I'm going to punt this to Q2 because I want to wait for the work on availableFormats to stabilize. I don't see a need to introduce merge conflicts.

sffc avatar Feb 26 '21 07:02 sffc

stealing from Shane with his blessing.

zbraniecki avatar Jun 07 '21 21:06 zbraniecki

Re-opening to address the following remaining issues:

  1. Skeletons should be separated from patterns
  2. Time symbols should be separated from date symbols

sffc avatar Jun 11 '21 19:06 sffc

In #791 I'm introducing conditional symbols loading.

I imagine the next step would be to:

  • separate skeletons as its own key, and load it only if options uses components
  • separate time symbols from date symbols and adjust analyze_pattern to inform on which of the two (or both) needs to be loaded.

zbraniecki avatar Jun 12 '21 14:06 zbraniecki

I think further splits should wait for no alloc provider because only then we'll be able to reason about actual wins.

zbraniecki avatar Jun 12 '21 18:06 zbraniecki

@sffc In your Oct 31 2020 comment you said:

Format Patterns

datetime/patterns@1 covers long/medium/short date patterns, time patterns, and glue patterns datetime/skeletons@1 covers availableFormats: the mapping from skeletons to patterns

Can you help me reason about holding patterns@1 vs time_patterns@1, date_patterns@1 and date_time_patterns@1?

This split would make it easy to destruct each payload into a single pattern, but maybe at some point having DateTimePattern have to ask for 4-5-6 traits and 3-4 payloads becomes costly? I'm not sure how to strike the best balance here.

zbraniecki avatar Oct 01 '21 14:10 zbraniecki

I'll do some of that for #519.

zbraniecki avatar Oct 01 '21 16:10 zbraniecki

I'm hoping that @gregtatum's design work today puts us on a path to eventually resolve these questions about what should be in the data keys. We should have a deeper discussion on this. In the mean time, the expedient thing is probably to avoid disrupting the data provider resource key layout in major ways while we are adopting ZeroVec.

sffc avatar Oct 01 '21 18:10 sffc

This should be one of the last things to do in 1.0 after DTF has stabilized.

We should do this before 1.0 because it impacts data file stability.

sffc avatar Jan 27 '22 18:01 sffc

I think this has two parts, one part is the data keys for the ECMA-402 compatible components bag, and the other is for the ideal components bag.
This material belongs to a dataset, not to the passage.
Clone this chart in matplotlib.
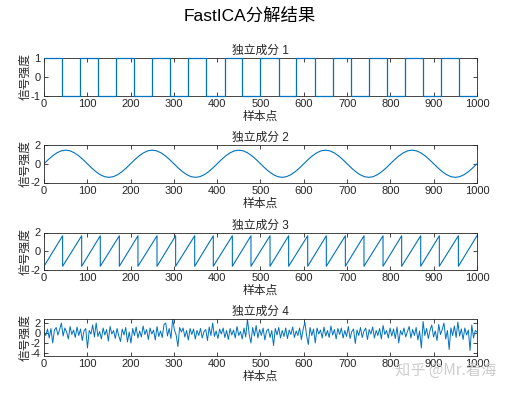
import numpy as np
import matplotlib
matplotlib.use("Agg")
import matplotlib.pyplot as plt

plt.rcParams['font.family'] = ['Liberation Sans', 'Noto Sans CJK SC', 'DejaVu Sans']
plt.rcParams['axes.unicode_minus'] = False

# 独立成分 1: square wave, switch points and levels
sq_edges = [0, 42, 83, 125, 167, 208, 250, 292, 333, 375, 417, 458, 500,
            542, 583, 625, 667, 708, 750, 792, 833, 875, 917, 958, 1000]
sq_levels = [1, -1, 1, -1, 1, -1, 1, -1, 1, -1, 1, -1,
             1, -1, 1, -1, 1, -1, 1, -1, 1, -1, 1, -1]

# 独立成分 2: sine, sampled every 10 points
sine_vals = [
    0.00, 0.45, 0.85, 1.17, 1.38, 1.45, 1.38, 1.17, 0.85, 0.45,
    0.00, -0.45, -0.85, -1.17, -1.38, -1.45, -1.38, -1.17, -0.85, -0.45,
    0.00, 0.45, 0.85, 1.17, 1.38, 1.45, 1.38, 1.17, 0.85, 0.45,
    0.00, -0.45, -0.85, -1.17, -1.38, -1.45, -1.38, -1.17, -0.85, -0.45,
    0.00, 0.45, 0.85, 1.17, 1.38, 1.45, 1.38, 1.17, 0.85, 0.45,
    0.00, -0.45, -0.85, -1.17, -1.38, -1.45, -1.38, -1.17, -0.85, -0.45,
    0.00, 0.45, 0.85, 1.17, 1.38, 1.45, 1.38, 1.17, 0.85, 0.45,
    0.00, -0.45, -0.85, -1.17, -1.38, -1.45, -1.38, -1.17, -0.85, -0.45,
    0.00, 0.45, 0.85, 1.17, 1.38, 1.45, 1.38, 1.17, 0.85, 0.45,
    0.00, -0.45, -0.85, -1.17, -1.38, -1.45, -1.38, -1.17, -0.85, -0.45,
    0.00,
]

# 独立成分 3: sawtooth, reset points and low/high values
saw_resets = [0, 43, 87, 130, 174, 217, 261, 304, 348, 391, 435, 478,
              522, 565, 609, 652, 696, 739, 783, 826, 870, 913, 957, 1000]
saw_low = -1.6
saw_high = 1.65

# 独立成分 4: noise, sampled every 4 points
noise_vals = [
    0.3, -0.5, 0.8, -1.0, 0.9, -2.0, 0.6, 1.1, -0.4, 0.7,
    2.0, -0.6, 1.0, 0.2, -1.2, 1.3, -0.3, 0.6, -0.9, 1.2,
    -0.5, 0.8, -1.5, 0.4, 0.9, -3.0, 0.5, -0.2, 1.6, -0.8,
    2.0, -0.7, 0.3, -1.2, 1.0, -0.4, 0.7, -1.6, 1.3, -0.2,
    0.5, -1.1, 0.9, -0.6, -1.7, 0.8, -0.4, 1.1, -1.8, 0.2,
    -2.0, 0.9, -0.5, 1.2, -1.0, 0.4, -0.8, 1.4, -0.3, 0.7,
    -1.3, 1.0, -0.2, 0.6, -1.4, 1.3, -0.7, 0.4, -0.9, 1.7,
    2.0, -0.6, 0.9, -1.1, 2.8, 0.6, -0.4, -2.7, 1.1, 0.2,
    1.0, -0.8, 0.5, -1.4, 0.9, -0.3, 0.8, -1.2, 0.5, -0.5,
    0.9, -1.0, 0.3, 0.7, -1.5, 1.2, -0.5, 2.0, -0.7, 0.4,
    -1.1, 0.8, -0.2, 1.0, -0.9, 0.5, -1.3, 0.9, -0.4, 0.6,
    -1.0, 1.3, -0.5, 0.3, -1.2, 1.0, -0.8, 2.8, -0.3, -2.0,
    1.1, -0.6, 1.5, -1.0, 0.7, -0.5, 1.0, -1.4, 0.4, 0.8,
    -0.9, 0.5, -2.5, 0.9, -0.4, 1.1, -1.0, 0.5, -0.7, 1.0,
    -1.1, 0.6, -0.3, 1.2, -0.9, 0.4, -0.5, 1.0, -1.3, 0.7,
    2.2, -0.5, -2.3, 1.1, -0.5, 0.8, -2.0, 1.0, -0.2, 0.6,
    -1.0, 1.2, -0.6, 0.5, -0.9, 1.4, -0.4, 0.7, -1.2, 0.9,
    -0.3, 1.0, -1.0, 0.5, -0.7, 1.3, -1.1, 0.3, 0.8, -2.1,
    0.6, -0.5, 1.1, -0.9, 0.4, 1.0, -1.3, 0.7, -0.2, 1.2,
    -1.0, 0.5, -0.5, 0.9, -1.2, 1.5, -0.3, 0.5, -1.0, 1.0,
    -0.6, 0.8, -1.1, 1.2, -2.0, 0.5, -0.4, 1.0, -0.8, 0.3,
    1.3, -1.0, 0.7, -0.5, 1.1, -1.4, 0.4, -3.0, 2.3, -0.5,
    0.9, -1.1, 0.6, 1.6, -0.8, 0.4, -1.5, 1.7, -0.3, 0.7,
    2.0, -1.2, 0.5, -3.3, 1.0, -0.5, 1.4, -0.9, 2.2, -0.6,
    0.8, -1.3, 1.0, -0.4, 0.6, -3.5, 1.6, -1.0, 0.5, 0.2,
]

titles = ['独立成分 1', '独立成分 2', '独立成分 3', '独立成分 4']
ylims = [(-1, 1), (-2, 2), (-2, 2), (-4.6, 2.9)]
yticks = [[-1, 0, 1], [-2, 0, 2], [-2, 0, 2], [-4, -2, 0, 2]]
xticks = list(range(0, 1001, 100))

blue = '#0072BD'
dark = '#262626'

fig = plt.figure(figsize=(5.10, 3.94), dpi=100)
fig.text(0.49, 1 - 16 / 394, 'FastICA分解结果', ha='center', va='center',
         fontsize=12.5, color='black')

bottoms = [1 - 95.5 / 394, 1 - 182.5 / 394, 1 - 270 / 394, 1 - 356 / 394]
height = 37.5 / 394
axes = [fig.add_axes([44 / 510, b, 433 / 510, height]) for b in bottoms]

# square wave (sits on the axes edges, so draw it over the frame)
axes[0].stairs(sq_levels, sq_edges, color=blue, lw=0.9, baseline=None,
               clip_on=False, zorder=3)

# sine
x_sine = np.linspace(0, 1000, len(sine_vals))
axes[1].plot(x_sine, sine_vals, color=blue, lw=0.8)

# sawtooth
saw_x, saw_y = [], []
for a, b in zip(saw_resets[:-1], saw_resets[1:]):
    saw_x += [a, b]
    saw_y += [saw_low, saw_high]
axes[2].plot(saw_x, saw_y, color=blue, lw=0.8)

# noise
x_noise = np.linspace(0, 1000, len(noise_vals))
axes[3].plot(x_noise, noise_vals, color=blue, lw=0.7)

for ax, t, yl, yt in zip(axes, titles, ylims, yticks):
    ax.set_xlim(0, 1000)
    ax.set_ylim(*yl)
    ax.set_xticks(xticks)
    ax.set_yticks(yt)
    ax.tick_params(direction='in', top=True, right=True, length=3, width=0.6,
                   labelsize=8, colors=dark, pad=2.5)
    for s in ax.spines.values():
        s.set_linewidth(0.6)
        s.set_color(dark)
    ax.set_title(t, fontsize=8.5, pad=3, color=dark)
    ax.set_xlabel('样本点', fontsize=8.5, color=dark, labelpad=1)
    ax.set_ylabel('信号强度', fontsize=8.5, color=dark)
    ax.yaxis.set_label_coords(-0.03, 0.5)

fig.text(0.874, 1 - 370 / 394, '知乎 @Mr.看海', ha='center', va='center',
         fontsize=11, color='#c8c8c8', alpha=0.9,
         family=['Noto Sans CJK SC', 'DejaVu Sans'])

fig.savefig('out.png', dpi=100)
Blocking for 1.0 will be ensuring we have the best split for the ECMA-402 compatible components bag.

gregtatum avatar Mar 29 '22 21:03 gregtatum

Make sure to look at the data representation of the glue pattern and make changes if necessary for future-proofing. See #1131

sffc avatar May 27 '22 18:05 sffc

Action: @sffc to split off remaining work into a new 2.0 issue and close this one.

sffc avatar Jul 28 '22 17:07 sffc

We have split symbols from patterns and date from time; this is sufficient for the first release. I would still like to explore even more-granular splitting, but there's no time in 1.0 and we should coordinate this with the Ideal Components Bag work.

sffc avatar Jul 31 '22 05:07 sffc

The neo date time format stuff does this

Manishearth avatar Feb 23 '24 23:02 Manishearth